# Aim
From the listing below, output the lines between the one with "Convert this chart" and the one with "plt.rcParams['font.family'] = ['Noto", including those two, and nothing else. Pictures are not copied.

___ Records for this task

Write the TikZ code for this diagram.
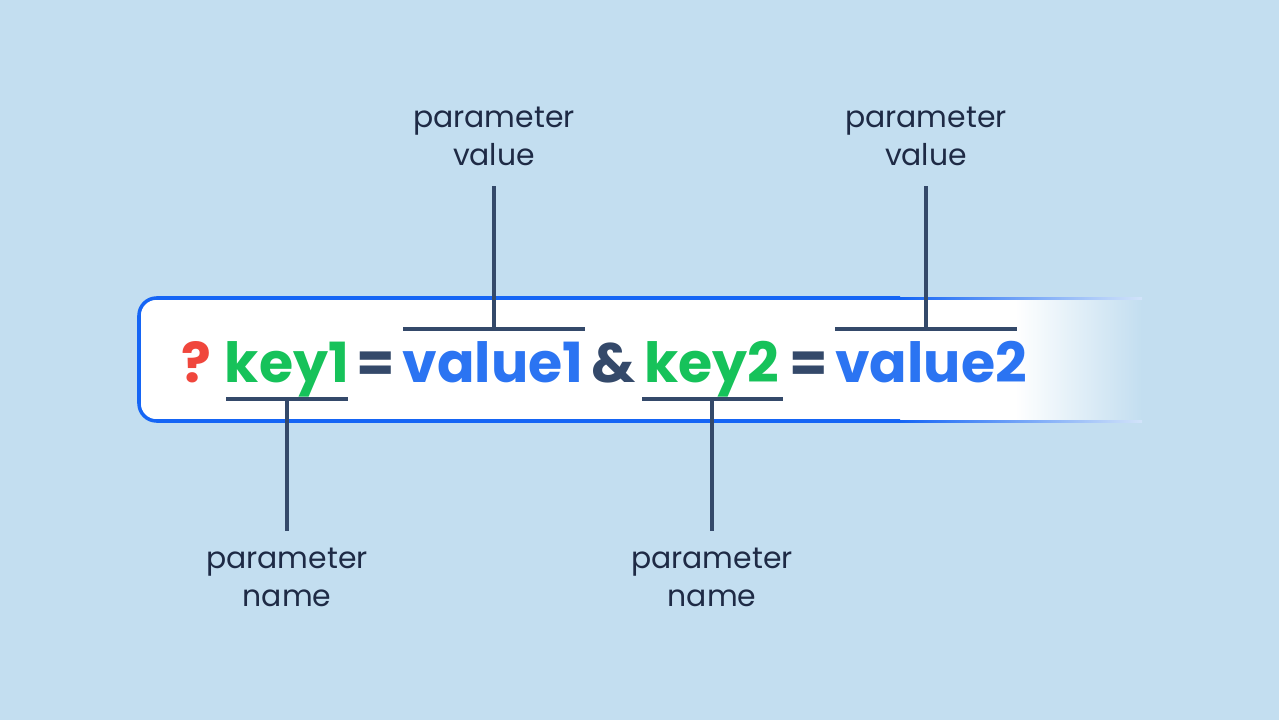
\documentclass[tikz,border=0pt]{standalone}
\usepackage{fontspec}
\setmainfont{Poppins}
\usetikzlibrary{positioning}
\definecolor{bgblue}{HTML}{C3DEF0}
\definecolor{boxblue}{HTML}{1565F5}
\definecolor{keygreen}{HTML}{16C25A}
\definecolor{valblue}{HTML}{2B74F2}
\definecolor{qred}{HTML}{F0463C}
\definecolor{navy}{HTML}{34496A}
\definecolor{labelnavy}{HTML}{1E2A45}
\tikzset{
  word/.style={anchor=base, inner sep=0pt, font=\fontsize{31.5}{36}\selectfont\bfseries},
  tag/.style={align=center, text=labelnavy, font=\fontsize{17}{21.5}\selectfont},
  brace/.style={draw=navy, line width=2.4pt}
}
\begin{document}
\begin{tikzpicture}[x=0.02cm, y=-0.02cm]
  % background
  \fill[bgblue] (0,0) rectangle (1279,720);
  \useasboundingbox (0,0) rectangle (1279,720);

  % url box
  \fill[white, rounded corners=10] (139,298) rectangle (1150,421);
  \fill[left color=white, right color=bgblue] (1015,300) rectangle (1142,419.5);
  \fill[bgblue] (1142,296) rectangle (1160,423);
  \draw[boxblue, line width=2pt, rounded corners=10]
     (900,298) -- (139,298) -- (139,421) -- (900,421);
  \shade[left color=boxblue, right color=bgblue!70!boxblue!40] (900,297) rectangle (1142,299);
  \shade[left color=boxblue, right color=bgblue!70!boxblue!40] (900,420) rectangle (1142,422);

  % query string
  \node[word, text=qred] (q) at (196,382) {?};
  \node[word, text=keygreen] (k1) at (287,382) {key1};
  \node[word, text=navy] (eq1) at (376,382) {=};
  \node[word, text=valblue] (v1) at (493,382) {value1};
  \node[word, text=navy] (amp) at (614,382) {\&};
  \node[word, text=keygreen] (k2) at (712,382) {key2};
  \node[word, text=navy] (eq2) at (809,382) {=};
  \node[word, text=valblue] (v2) at (931,382) {value2};

  % brackets
  \coordinate (k1l) at (226,399);  \coordinate (k1r) at (348,399);
  \coordinate (k1m) at (287,399);  \coordinate (k1e) at (287,531);
  \coordinate (k2l) at (642,399);  \coordinate (k2r) at (783,399);
  \coordinate (k2m) at (712,399);  \coordinate (k2e) at (712,531);
  \coordinate (v1l) at (403,329);  \coordinate (v1r) at (585,329);
  \coordinate (v1m) at (494,329);  \coordinate (v1e) at (494,186);
  \coordinate (v2l) at (835,329);  \coordinate (v2r) at (1017,329);
  \coordinate (v2m) at (926,329);  \coordinate (v2e) at (926,186);
  \draw[brace] (k1l) -- (k1r) (k1m) -- (k1e);
  \draw[brace] (k2l) -- (k2r) (k2m) -- (k2e);
  \draw[brace] (v1l) -- (v1r) (v1m) -- (v1e);
  \draw[brace] (v2l) -- (v2r) (v2m) -- (v2e);

  % labels
  \node[tag, anchor=south] (t1) at (494,172) {parameter\\value};
  \node[tag, anchor=south] (t2) at (926,172) {parameter\\value};
  \node[tag, anchor=north] (t3) at (287,542) {parameter\\name};
  \node[tag, anchor=north] (t4) at (712,542) {parameter\\name};
\end{tikzpicture}
\end{document}
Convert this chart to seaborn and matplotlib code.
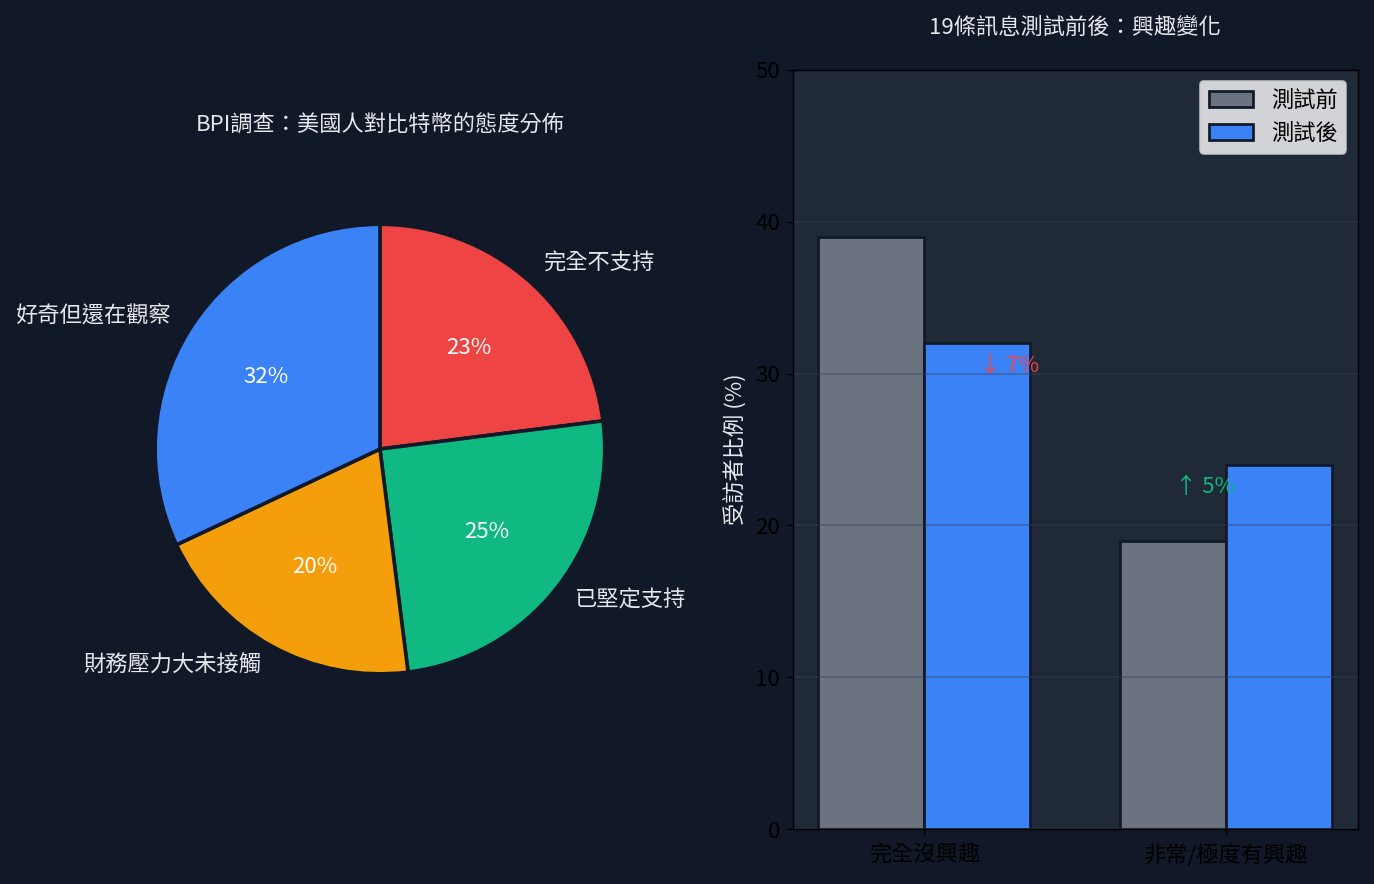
import pandas as pd
import numpy as np
import matplotlib
matplotlib.use("Agg")
import matplotlib.pyplot as plt
import seaborn as sns

plt.rcParams['font.family'] = ['Noto Sans CJK TC', 'DejaVu Sans']

# pie data (clockwise from top)
pie_labels = ["完全不支持", "已堅定支持", "財務壓力大未接觸", "好奇但還在觀察"]
pie_values = [23, 25, 20, 32]
pie_colors = ["#ef4444", "#10b981", "#f59e0b", "#3b82f6"]

# bar data
categories = ["完全沒興趣", "非常/極度有興趣"]
before = [39, 19]
after = [32, 24]
phases = ["測試前", "測試後"]
change_text = ["↓ 7%", "↑ 5%"]
change_colors = ["#ef4444", "#10b981"]
change_dx = [0.28, -0.07]

bg = "#111827"
panel = "#1f2937"
txt = "#e5e7eb"
fs = 12.3

fig = plt.figure(figsize=(1374 / 130, 884 / 130), dpi=130, facecolor=bg)

# pie
ax1 = fig.add_axes([0.072, 0.174, 0.409, 0.636])
ax1.set_facecolor(bg)
wedges, texts, autotexts = ax1.pie(
    pie_values, labels=pie_labels, colors=pie_colors, autopct="%1.0f%%",
    startangle=90, counterclock=False,
    wedgeprops=dict(edgecolor=bg, linewidth=2),
    textprops=dict(color=txt, fontsize=fs))
for t in autotexts:
    t.set_color("white")
    t.set_fontsize(fs)
ax1.set_title("BPI調查：美國人對比特幣的態度分佈", color=txt, fontsize=fs, pad=20)

# bars
df = pd.DataFrame({
    "cat": categories * 2,
    "val": before + after,
    "phase": [phases[0]] * 2 + [phases[1]] * 2,
})

ax2 = fig.add_axes([0.577, 0.062, 0.411, 0.859])
ax2.set_facecolor(panel)
sns.barplot(data=df, x="cat", y="val", hue="phase", palette=["#6b7280", "#3b82f6"],
            saturation=1, width=0.7, edgecolor=bg, linewidth=1.5, ax=ax2)
ax2.set_autoscalex_on(True)
ax2.autoscale_view(scaley=False)
ax2.set_ylim(0, 50)
ax2.set_yticks(range(0, 51, 10))
ax2.tick_params(labelsize=fs, colors="black")
ax2.tick_params(axis="x", pad=5)
ax2.set_xlabel("")
ax2.set_ylabel("受訪者比例 (%)", color=txt, fontsize=fs)
ax2.set_title("19條訊息測試前後：興趣變化", color=txt, fontsize=fs, pad=20)
ax2.yaxis.grid(True, color="#374151", alpha=0.4, linewidth=1)
ax2.xaxis.grid(False)
for s in ax2.spines.values():
    s.set_color("black")

for i in range(len(categories)):
    ax2.text(i + change_dx[i], after[i] - 1.5, change_text[i], color=change_colors[i],
             fontsize=fs, ha="center", va="center")

ax2.legend(title=None, loc="upper right", fontsize=fs)

plt.savefig("out.png", dpi=130, facecolor=bg)
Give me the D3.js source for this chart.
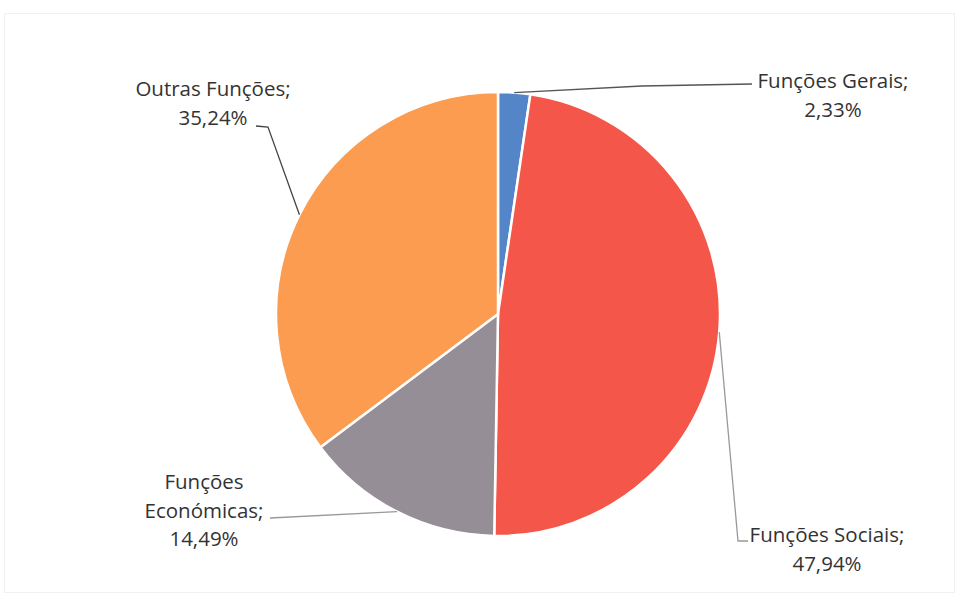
<!DOCTYPE html>
<html>
<head>
<meta charset="utf-8">
<script src="https://cdn.jsdelivr.net/npm/d3@7"></script>
<style>
html,body{margin:0;padding:0;background:#fff;}
svg{display:block;}
text{font-family:"Open Sans","Noto Sans",sans-serif;fill:#333;}
</style>
</head>
<body>
<svg id="chart" width="965" height="607"></svg>
<script>
const categories = ["Funções Gerais", "Funções Sociais", "Funções Económicas", "Outras Funções"];
const values = [2.33, 47.94, 14.49, 35.24];
const valueLabels = ["2,33%", "47,94%", "14,49%", "35,24%"];
const colors = ["#5585c9", "#f4564a", "#958e96", "#fb9c50"];
// label lines (text split as in the picture)
const labelLines = [
  ["Funções Gerais;", "2,33%"],
  ["Funções Sociais;", "47,94%"],
  ["Funções", "Económicas;", "14,49%"],
  ["Outras Funções;", "35,24%"]
];

const svg = d3.select("#chart");
const cx = 498, cy = 314, R = 222;

// faint chart frame
svg.append("rect").attr("x", 4.5).attr("y", 13.5).attr("width", 950).attr("height", 579)
  .attr("fill", "none").attr("stroke", "#f0f0f0").attr("stroke-width", 1);

const pie = d3.pie().sort(null).value(d => d)(values);
const arc = d3.arc().innerRadius(0).outerRadius(R);
const g = svg.append("g").attr("transform", `translate(${cx},${cy})`);
g.selectAll("path").data(pie).join("path")
  .attr("d", arc)
  .attr("fill", (d, i) => colors[i])
  .attr("stroke", "#fff").attr("stroke-width", 2.5).attr("stroke-linejoin", "round");

const labelPos = [
  {x: 833, y: 80},
  {x: 827, y: 534},
  {x: 204, y: 481},
  {x: 213, y: 88}
];
const lh = 28.5;
labelLines.forEach((lines, i) => {
  const t = svg.append("text").attr("text-anchor", "middle").attr("font-size", 20.5);
  lines.forEach((s, j) => {
    t.append("tspan").attr("x", labelPos[i].x).attr("y", labelPos[i].y + j * lh)
      .attr("dominant-baseline", "central").text(s);
  });
});

function edgePoint(d, rr) {
  const a = (d.startAngle + d.endAngle) / 2;
  return [cx + Math.sin(a) * rr, cy - Math.cos(a) * rr];
}
const leaders = [
  {i: 0, pts: [[642, 86], [752, 84]], color: "#555"},
  {i: 1, pts: [[738, 541], [748, 541]], color: "#999"},
  {i: 2, pts: [[270, 518]], color: "#999"},
  {i: 3, pts: [[268, 127], [256, 126]], color: "#444"}
];
leaders.forEach(l => {
  const p0 = edgePoint(pie[l.i], R);
  svg.append("path")
    .attr("d", d3.line()([p0, ...l.pts]))
    .attr("fill", "none").attr("stroke", l.color).attr("stroke-width", 1.3);
});
</script>
</body>
</html>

______

# Completed task
Convert this chart to seaborn and matplotlib code.
import pandas as pd
import numpy as np
import matplotlib
matplotlib.use("Agg")
import matplotlib.pyplot as plt
import seaborn as sns

plt.rcParams['font.family'] = ['Noto Sans CJK TC', 'DejaVu Sans']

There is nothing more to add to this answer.